Method 2: Ohm Law for Voltage Drop
When current and resistance are known, voltage drop across the element is:
ΔV = I × R
Example: a branch carries 0.8 A through 15 Ω. Voltage drop is 12 V. This method is heavily used in power distribution, harness design, and thermal checks because voltage drop often correlates with power dissipation:
P = I² × R
If measured voltage drop is higher than expected, investigate excess resistance from loose terminals, corrosion, undersized conductors, or overheating contacts.
Method 3: Electric Field and Distance
In a uniform field, voltage difference scales with distance:
ΔV = E × d
Where E is electric field strength in V/m and d is separation in meters. This is common in high voltage spacing calculations, capacitor modeling, and dielectric stress reviews. In nonuniform geometries, this relation becomes an approximation and full field integration is preferred. Still, as a design estimate it is very useful for quick checks of insulation clearance and expected potential gradient.
Method 4: Energy and Charge
Voltage can also be interpreted as energy delivered per unit charge:
ΔV = W ÷ Q
If 9.6 J of work is associated with moving 0.8 C of charge, voltage is 12 V. This method is excellent for teaching, battery energy interpretation, and understanding why higher voltage can transfer the same power with lower current, reducing conductor losses.
Comparison Table: Typical Nominal AC Mains Values
| Region or Standard Practice | Nominal Voltage | Frequency | Common Use Notes |
|---|---|---|---|
| United States residential split phase | 120 V / 240 V | 60 Hz | 120 V for general outlets, 240 V for large appliances |
| Most of Europe | 230 V | 50 Hz | Single phase service commonly at 230 V nominal |
| Japan | 100 V | 50 Hz or 60 Hz by region | Lower nominal mains than many other countries |
| Industrial three phase systems | 400 V or 480 V class | 50 Hz or 60 Hz | Motor drives, industrial distribution, large mechanical loads |
These values are nominal design targets. Actual measured voltage between two points can vary based on load, feeder length, utility regulation, and local code limits.
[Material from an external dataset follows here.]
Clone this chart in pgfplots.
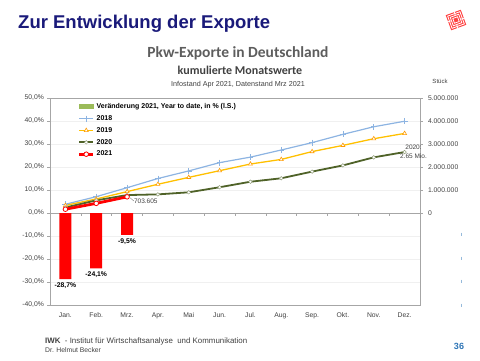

Comparison Table: Human Body Current Effects at 50 to 60 Hz
| Current Through Body | Typical Physiological Effect | Risk Level |
|---|---|---|
| Below 1 mA | Usually imperceptible or slight sensation | Low, but still controlled in safety design |
| 1 to 5 mA | Tingling and mild shock | Noticeable exposure risk |
| 6 to 30 mA | Painful shock, muscle reaction, potential inability to let go | High concern, protective devices are critical |
| 50 to 100 mA and above | Severe shock, breathing disruption, ventricular fibrillation possible | Extreme, potentially fatal |
Current through the body depends on voltage between contact points and total impedance in the path. This is why calculating voltage between two exposed conductive points is central to electrical safety engineering.
Step by Step Workflow for Accurate Calculations
- Define point A and point B clearly on the schematic or physical equipment.
- Choose a method based on known quantities: node potentials, I and R, E and d, or W and Q.
- Convert units before calculation. mV, kV, mA, kΩ, cm, and µC are common sources of error.
- Calculate with sign, not only magnitude, so polarity is preserved.
- Validate with a second method or direct instrument measurement when possible.
- Compare against component ratings, insulation limits, and code requirements.
Common Mistakes and How to Avoid Them
- Reference mismatch: Subtracting voltages that were measured against different grounds.
- Unit mismatch: Mixing mA with Ω and reading result as if current were A.
- Ignoring polarity: Reporting only absolute value can hide reverse bias conditions.
- Assuming ideal components: Real wires and connectors introduce voltage drops.
- Skipping uncertainty: Meter tolerance and probe placement can shift readings.
Practical Applications in Real Systems
In automotive systems, voltage between battery negative and sensor return can reveal ground offset that corrupts low level measurements. In industrial controls, voltage drop across long cable runs can cause PLC input undervoltage and intermittent faults. In solar and battery systems, point-to-point voltage checks verify string health, interconnect integrity, and balancing behavior. In PCB design, voltage differences between rails and local grounds determine logic thresholds, analog headroom, and noise immunity.
In all these examples, the math is simple, but discipline in reference definition and unit handling is what separates accurate engineering from guesswork.
Safety and Standards Perspective
Calculating voltage between two points is not only an academic task. It is a safety control. Before touching or servicing conductors, professionals verify absence of hazardous potential difference using approved procedures and test equipment. For safety guidance and technical references, review:
- OSHA Electrical Safety Resources (.gov)
- NIST Electromagnetics and Measurement Science (.gov)
- GSU HyperPhysics: Electric Potential and Voltage (.edu)
Important: This calculator is for educational and engineering estimation use. Follow local electrical codes, lockout procedures, PPE requirements, and qualified person practices for any live system.
Final Takeaway
To calculate voltage between two points, define points clearly, choose the correct model, normalize units, preserve polarity, and verify against real measurements. Whether you use ΔV = VB – VA, ΔV = I × R, ΔV = E × d, or ΔV = W ÷ Q, you are describing the same fundamental quantity: potential difference. Master this one concept and you improve design accuracy, troubleshooting speed, and electrical safety performance across nearly every domain of modern engineering.